Sin embargo, si observamos en cada interior callado verán que el igualamiento es solo en ese nivel de conciencia de un cuerpo vulnerable que pierde su libertad de movimiento, porque cada vida lleva su peculiar mochila de pérdidas que difieren llamativamente atendiendo a si, por ejemplo, transitas por el alambre de la pobreza o la incertidumbre laboral y vives en una casa comprimida y sin jardín, más parecida a una celda de cárcel o de convento, complicada para la convivencia material, desigual para los niños que corren en ella como enjaulados o para quienes comparten vida con alguien que les asusta. Y me llama la atención que quienes en ese igualamiento de privación de libertad más han jaleado su dolor no son los que tienen hambre, que teniendo razones para gritar están empequeñecidos pidiendo ayuda quizá por primera vez en sus vidas, sino quienes teniéndolo todo sienten por una vez haber perdido alguno de sus privilegios. Suelen, además, quejarse disfrazados de bandera común, resignificándola como si fuera solo propia, desprovistos de la diversidad que daría manifestarse en nombre de la pluralidad de la ciudadanía, bajo la apropiación simbólica de representar a un país como erróneamente expresan, homogeneizados por símbolos que apagan las singularidades, salvo en algunas inolvidables imágenes como la de esos inauditos manifestantes en descapotables, alguno con chófer, que con rotundidad dejaron ver lo profundo de la piel liberada de banderas, el tipo de desigualdad y sufrimiento que algunos privilegiados han padecido cuando gritan libertad.
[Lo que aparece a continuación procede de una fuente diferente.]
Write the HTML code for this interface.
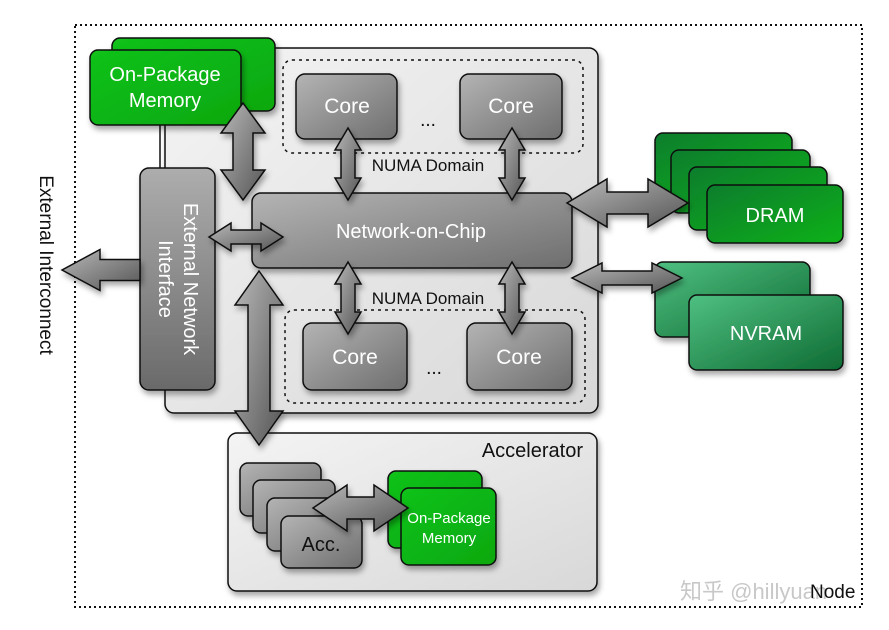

Llama la atención el ruido contrastando con el silencio de esas cosas que hoy más que nunca debieran unirnos cuando toca trabajar juntos. Pero también la capacidad para culpar de las muertes a quienes culpan por el confinamiento que libra de las muertes. Hacerlo al mismo tiempo, como si dieran por hecho que nadie piensa, que la escuela de Trump sigue teniendo recorrido sentenciando y desacreditando, huyendo hacia delante, quejándose por defecto, porque sí. Quienes manejan los ruidos han explotado que la ira se contagia y prende más rápido que el esfuerzo de construir unidos, también que el pensamiento, especialmente el que acontece en voz baja y es propositivo. Pero no se confíen. Sucumbir a que solo el ruido puede tener protagonismo social es dar cerillas a los pirómanos, y confiamos en que quienes callan siguen trabajando, entre otras cosas, para no permitirlo.

Remedios Zafra es ensayista. Autora de El entusiasmo. Precariedad y trabajo creativo en la era digital (Anagrama).